Likelihood of Success on the Merits
The court also evaluated the probability that the plaintiffs would ultimately succeed on the merits of their case. It noted that previous rulings from lower federal courts had consistently concluded that HUD held a statutory duty to implement the operating subsidy program mandated by § 236. The court found that the landlords had not provided sufficient evidence to suggest that the U.S. Supreme Court would likely reach a contrary conclusion in the ongoing appeals related to HUD's obligations. The court emphasized that the plaintiffs demonstrated both a strong likelihood of irreparable injury and a high probability of success on the merits, which weighed heavily in favor of issuing the requested injunction. This assessment was reinforced by the plaintiffs' achievements in the Underwood litigation, which had established a precedent for their claims.
Public Interest Considerations
The court further considered the public interest in its decision to grant the injunction. It recognized that the existence of a federal statute designed to prevent excessive rent burdens on low-income tenants underscored the legislative intent to protect vulnerable populations from eviction due to rent increases exceeding 30% of their adjusted gross income.
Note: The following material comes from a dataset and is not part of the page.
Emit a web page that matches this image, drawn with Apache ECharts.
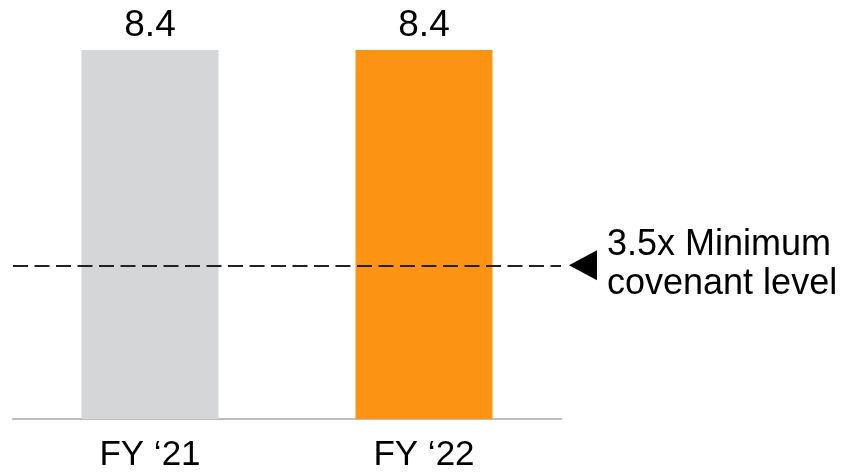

By issuing the injunction, the court aimed to preserve the status quo until the Supreme Court rendered its decision on HUD's responsibilities under § 236. The court concluded that preventing evictions and maintaining affordable housing for low-income tenants aligned with the public interest, especially in light of the significant protections afforded by the operating subsidy provisions. As all factors considered favored the plaintiffs, the court ultimately granted the motion for a limited preliminary injunction.